* Start RECORDED INFORMATION *

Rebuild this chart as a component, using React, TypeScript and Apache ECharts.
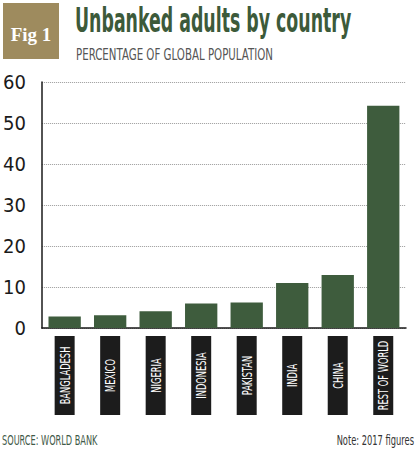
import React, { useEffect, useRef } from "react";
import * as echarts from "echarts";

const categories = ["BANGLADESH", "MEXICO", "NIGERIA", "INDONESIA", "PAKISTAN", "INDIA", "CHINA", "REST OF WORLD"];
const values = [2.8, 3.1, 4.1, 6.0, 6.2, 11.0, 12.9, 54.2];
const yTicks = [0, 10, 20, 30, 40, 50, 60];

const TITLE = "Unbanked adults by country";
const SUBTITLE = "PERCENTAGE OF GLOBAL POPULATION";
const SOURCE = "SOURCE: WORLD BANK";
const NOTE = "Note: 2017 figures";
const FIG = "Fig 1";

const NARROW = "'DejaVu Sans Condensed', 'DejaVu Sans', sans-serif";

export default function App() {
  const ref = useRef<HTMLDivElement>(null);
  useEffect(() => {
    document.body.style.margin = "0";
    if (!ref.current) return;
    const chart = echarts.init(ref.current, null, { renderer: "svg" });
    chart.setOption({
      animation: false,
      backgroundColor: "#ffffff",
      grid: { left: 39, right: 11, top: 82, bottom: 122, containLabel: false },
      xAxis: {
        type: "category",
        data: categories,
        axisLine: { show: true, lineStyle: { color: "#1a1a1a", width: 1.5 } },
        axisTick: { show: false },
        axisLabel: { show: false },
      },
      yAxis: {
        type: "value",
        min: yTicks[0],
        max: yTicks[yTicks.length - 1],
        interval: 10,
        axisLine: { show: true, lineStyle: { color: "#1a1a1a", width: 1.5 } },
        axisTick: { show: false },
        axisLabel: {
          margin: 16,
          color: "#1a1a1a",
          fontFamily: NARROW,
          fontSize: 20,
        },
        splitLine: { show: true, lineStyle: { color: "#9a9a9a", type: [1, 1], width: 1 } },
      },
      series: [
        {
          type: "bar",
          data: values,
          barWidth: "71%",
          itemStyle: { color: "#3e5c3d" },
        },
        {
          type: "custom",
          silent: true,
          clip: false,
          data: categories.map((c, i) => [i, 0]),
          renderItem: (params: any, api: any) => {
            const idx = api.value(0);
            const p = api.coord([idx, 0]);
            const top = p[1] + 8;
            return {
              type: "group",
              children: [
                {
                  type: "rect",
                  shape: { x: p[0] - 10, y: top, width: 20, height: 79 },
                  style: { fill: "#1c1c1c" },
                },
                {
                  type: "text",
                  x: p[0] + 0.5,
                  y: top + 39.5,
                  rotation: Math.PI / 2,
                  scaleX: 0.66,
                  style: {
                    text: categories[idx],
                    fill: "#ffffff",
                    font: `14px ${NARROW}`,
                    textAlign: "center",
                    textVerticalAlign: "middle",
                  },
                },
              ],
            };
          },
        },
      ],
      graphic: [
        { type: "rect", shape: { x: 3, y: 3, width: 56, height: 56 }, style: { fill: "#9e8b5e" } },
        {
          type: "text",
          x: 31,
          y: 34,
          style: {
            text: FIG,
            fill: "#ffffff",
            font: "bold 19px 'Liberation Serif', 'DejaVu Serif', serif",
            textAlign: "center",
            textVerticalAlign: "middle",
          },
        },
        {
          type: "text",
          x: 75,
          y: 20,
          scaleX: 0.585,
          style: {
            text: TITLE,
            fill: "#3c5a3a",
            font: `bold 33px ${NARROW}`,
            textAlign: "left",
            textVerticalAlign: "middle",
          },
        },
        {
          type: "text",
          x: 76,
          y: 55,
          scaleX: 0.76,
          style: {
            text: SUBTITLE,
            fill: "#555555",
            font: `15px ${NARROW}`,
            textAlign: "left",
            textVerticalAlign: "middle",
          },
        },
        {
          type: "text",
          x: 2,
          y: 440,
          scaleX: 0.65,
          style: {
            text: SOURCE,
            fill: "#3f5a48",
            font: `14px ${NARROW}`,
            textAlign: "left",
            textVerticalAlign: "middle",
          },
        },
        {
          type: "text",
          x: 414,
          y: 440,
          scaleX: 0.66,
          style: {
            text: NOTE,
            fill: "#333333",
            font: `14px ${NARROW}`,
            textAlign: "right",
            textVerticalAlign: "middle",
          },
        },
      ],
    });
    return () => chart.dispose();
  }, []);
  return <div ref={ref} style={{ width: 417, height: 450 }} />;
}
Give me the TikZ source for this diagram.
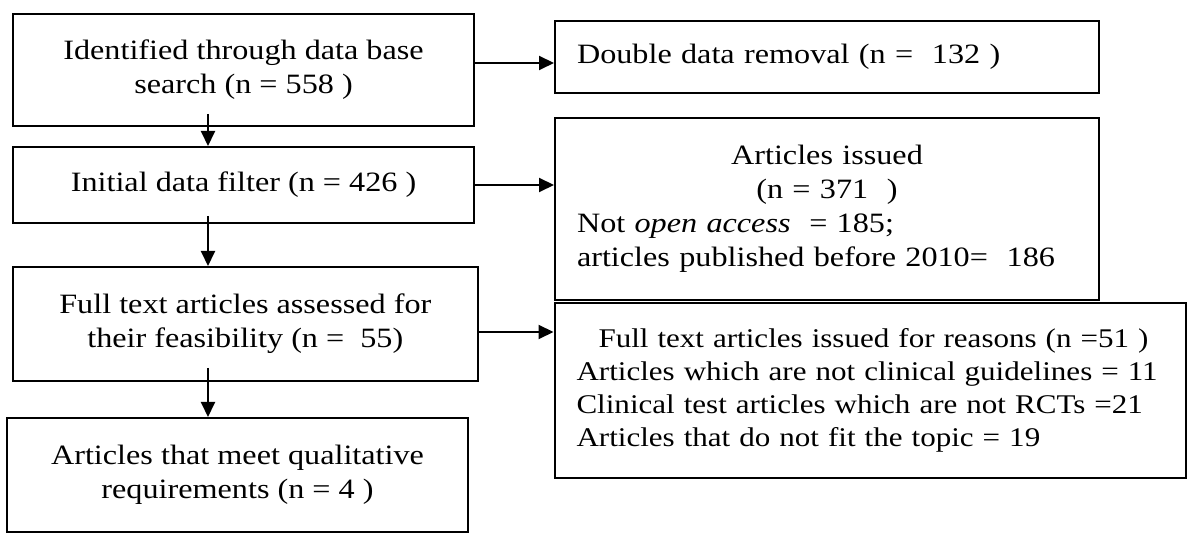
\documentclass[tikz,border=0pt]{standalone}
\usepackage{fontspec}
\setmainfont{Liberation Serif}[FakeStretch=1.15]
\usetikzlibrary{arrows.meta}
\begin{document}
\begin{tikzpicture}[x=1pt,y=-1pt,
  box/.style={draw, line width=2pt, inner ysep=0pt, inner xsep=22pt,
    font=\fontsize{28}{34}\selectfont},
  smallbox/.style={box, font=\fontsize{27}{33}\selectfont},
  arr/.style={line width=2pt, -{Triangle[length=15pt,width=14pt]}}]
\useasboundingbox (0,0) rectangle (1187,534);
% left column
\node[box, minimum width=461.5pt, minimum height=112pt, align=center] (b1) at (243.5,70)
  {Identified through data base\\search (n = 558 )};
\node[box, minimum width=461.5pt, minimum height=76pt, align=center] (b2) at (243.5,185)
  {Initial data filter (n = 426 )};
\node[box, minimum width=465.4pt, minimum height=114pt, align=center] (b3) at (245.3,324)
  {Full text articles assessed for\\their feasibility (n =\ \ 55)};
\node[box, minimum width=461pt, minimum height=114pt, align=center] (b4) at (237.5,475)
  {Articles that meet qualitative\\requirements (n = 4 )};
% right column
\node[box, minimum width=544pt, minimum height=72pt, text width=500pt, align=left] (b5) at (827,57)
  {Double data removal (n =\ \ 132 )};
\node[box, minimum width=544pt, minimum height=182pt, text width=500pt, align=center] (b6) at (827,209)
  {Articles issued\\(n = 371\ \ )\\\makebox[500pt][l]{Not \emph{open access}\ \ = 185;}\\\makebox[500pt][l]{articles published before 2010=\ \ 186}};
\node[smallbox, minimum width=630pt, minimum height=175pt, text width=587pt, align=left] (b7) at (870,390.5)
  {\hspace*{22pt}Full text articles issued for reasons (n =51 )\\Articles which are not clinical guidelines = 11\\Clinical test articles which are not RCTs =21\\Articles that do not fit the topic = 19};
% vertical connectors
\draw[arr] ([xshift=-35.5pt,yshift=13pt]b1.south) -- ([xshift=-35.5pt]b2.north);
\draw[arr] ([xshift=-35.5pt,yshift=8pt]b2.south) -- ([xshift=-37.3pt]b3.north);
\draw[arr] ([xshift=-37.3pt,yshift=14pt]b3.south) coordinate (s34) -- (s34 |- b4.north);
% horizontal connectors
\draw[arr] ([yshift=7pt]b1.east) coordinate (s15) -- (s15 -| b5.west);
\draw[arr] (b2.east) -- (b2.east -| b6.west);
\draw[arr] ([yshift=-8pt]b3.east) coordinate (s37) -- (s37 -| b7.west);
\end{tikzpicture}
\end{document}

* End RECORDED INFORMATION *

- YOUR INSTRUCTIONS
Copy out all the records exactly, excluding pictures.

- FINISHED TASK
Rebuild this chart as a component, using React, TypeScript and Apache ECharts.
import React, { useEffect, useRef } from "react";
import * as echarts from "echarts";

const categories = ["BANGLADESH", "MEXICO", "NIGERIA", "INDONESIA", "PAKISTAN", "INDIA", "CHINA", "REST OF WORLD"];
const values = [2.8, 3.1, 4.1, 6.0, 6.2, 11.0, 12.9, 54.2];
const yTicks = [0, 10, 20, 30, 40, 50, 60];

const TITLE = "Unbanked adults by country";
const SUBTITLE = "PERCENTAGE OF GLOBAL POPULATION";
const SOURCE = "SOURCE: WORLD BANK";
const NOTE = "Note: 2017 figures";
const FIG = "Fig 1";

const NARROW = "'DejaVu Sans Condensed', 'DejaVu Sans', sans-serif";

export default function App() {
  const ref = useRef<HTMLDivElement>(null);
  useEffect(() => {
    document.body.style.margin = "0";
    if (!ref.current) return;
    const chart = echarts.init(ref.current, null, { renderer: "svg" });
    chart.setOption({
      animation: false,
      backgroundColor: "#ffffff",
      grid: { left: 39, right: 11, top: 82, bottom: 122, containLabel: false },
      xAxis: {
        type: "category",
        data: categories,
        axisLine: { show: true, lineStyle: { color: "#1a1a1a", width: 1.5 } },
        axisTick: { show: false },
        axisLabel: { show: false },
      },
      yAxis: {
        type: "value",
        min: yTicks[0],
        max: yTicks[yTicks.length - 1],
        interval: 10,
        axisLine: { show: true, lineStyle: { color: "#1a1a1a", width: 1.5 } },
        axisTick: { show: false },
        axisLabel: {
          margin: 16,
          color: "#1a1a1a",
          fontFamily: NARROW,
          fontSize: 20,
        },
        splitLine: { show: true, lineStyle: { color: "#9a9a9a", type: [1, 1], width: 1 } },
      },
      series: [
        {
          type: "bar",
          data: values,
          barWidth: "71%",
          itemStyle: { color: "#3e5c3d" },
        },
        {
          type: "custom",
          silent: true,
          clip: false,
          data: categories.map((c, i) => [i, 0]),
          renderItem: (params: any, api: any) => {
            const idx = api.value(0);
            const p = api.coord([idx, 0]);
            const top = p[1] + 8;
            return {
              type: "group",
              children: [
                {
                  type: "rect",
                  shape: { x: p[0] - 10, y: top, width: 20, height: 79 },
                  style: { fill: "#1c1c1c" },
                },
                {
                  type: "text",
                  x: p[0] + 0.5,
                  y: top + 39.5,
                  rotation: Math.PI / 2,
                  scaleX: 0.66,
                  style: {
                    text: categories[idx],
                    fill: "#ffffff",
                    font: `14px ${NARROW}`,
                    textAlign: "center",
                    textVerticalAlign: "middle",
                  },
                },
              ],
            };
          },
        },
      ],
      graphic: [
        { type: "rect", shape: { x: 3, y: 3, width: 56, height: 56 }, style: { fill: "#9e8b5e" } },
        {
          type: "text",
          x: 31,
          y: 34,
          style: {
            text: FIG,
            fill: "#ffffff",
            font: "bold 19px 'Liberation Serif', 'DejaVu Serif', serif",
            textAlign: "center",
            textVerticalAlign: "middle",
          },
        },
        {
          type: "text",
          x: 75,
          y: 20,
          scaleX: 0.585,
          style: {
            text: TITLE,
            fill: "#3c5a3a",
            font: `bold 33px ${NARROW}`,
            textAlign: "left",
            textVerticalAlign: "middle",
          },
        },
        {
          type: "text",
          x: 76,
          y: 55,
          scaleX: 0.76,
          style: {
            text: SUBTITLE,
            fill: "#555555",
            font: `15px ${NARROW}`,
            textAlign: "left",
            textVerticalAlign: "middle",
          },
        },
        {
          type: "text",
          x: 2,
          y: 440,
          scaleX: 0.65,
          style: {
            text: SOURCE,
            fill: "#3f5a48",
            font: `14px ${NARROW}`,
            textAlign: "left",
            textVerticalAlign: "middle",
          },
        },
        {
          type: "text",
          x: 414,
          y: 440,
          scaleX: 0.66,
          style: {
            text: NOTE,
            fill: "#333333",
            font: `14px ${NARROW}`,
            textAlign: "right",
            textVerticalAlign: "middle",
          },
        },
      ],
    });
    return () => chart.dispose();
  }, []);
  return <div ref={ref} style={{ width: 417, height: 450 }} />;
}
Give me the TikZ source for this diagram.
\documentclass[tikz,border=0pt]{standalone}
\usepackage{fontspec}
\setmainfont{Liberation Serif}[FakeStretch=1.15]
\usetikzlibrary{arrows.meta}
\begin{document}
\begin{tikzpicture}[x=1pt,y=-1pt,
  box/.style={draw, line width=2pt, inner ysep=0pt, inner xsep=22pt,
    font=\fontsize{28}{34}\selectfont},
  smallbox/.style={box, font=\fontsize{27}{33}\selectfont},
  arr/.style={line width=2pt, -{Triangle[length=15pt,width=14pt]}}]
\useasboundingbox (0,0) rectangle (1187,534);
% left column
\node[box, minimum width=461.5pt, minimum height=112pt, align=center] (b1) at (243.5,70)
  {Identified through data base\\search (n = 558 )};
\node[box, minimum width=461.5pt, minimum height=76pt, align=center] (b2) at (243.5,185)
  {Initial data filter (n = 426 )};
\node[box, minimum width=465.4pt, minimum height=114pt, align=center] (b3) at (245.3,324)
  {Full text articles assessed for\\their feasibility (n =\ \ 55)};
\node[box, minimum width=461pt, minimum height=114pt, align=center] (b4) at (237.5,475)
  {Articles that meet qualitative\\requirements (n = 4 )};
% right column
\node[box, minimum width=544pt, minimum height=72pt, text width=500pt, align=left] (b5) at (827,57)
  {Double data removal (n =\ \ 132 )};
\node[box, minimum width=544pt, minimum height=182pt, text width=500pt, align=center] (b6) at (827,209)
  {Articles issued\\(n = 371\ \ )\\\makebox[500pt][l]{Not \emph{open access}\ \ = 185;}\\\makebox[500pt][l]{articles published before 2010=\ \ 186}};
\node[smallbox, minimum width=630pt, minimum height=175pt, text width=587pt, align=left] (b7) at (870,390.5)
  {\hspace*{22pt}Full text articles issued for reasons (n =51 )\\Articles which are not clinical guidelines = 11\\Clinical test articles which are not RCTs =21\\Articles that do not fit the topic = 19};
% vertical connectors
\draw[arr] ([xshift=-35.5pt,yshift=13pt]b1.south) -- ([xshift=-35.5pt]b2.north);
\draw[arr] ([xshift=-35.5pt,yshift=8pt]b2.south) -- ([xshift=-37.3pt]b3.north);
\draw[arr] ([xshift=-37.3pt,yshift=14pt]b3.south) coordinate (s34) -- (s34 |- b4.north);
% horizontal connectors
\draw[arr] ([yshift=7pt]b1.east) coordinate (s15) -- (s15 -| b5.west);
\draw[arr] (b2.east) -- (b2.east -| b6.west);
\draw[arr] ([yshift=-8pt]b3.east) coordinate (s37) -- (s37 -| b7.west);
\end{tikzpicture}
\end{document}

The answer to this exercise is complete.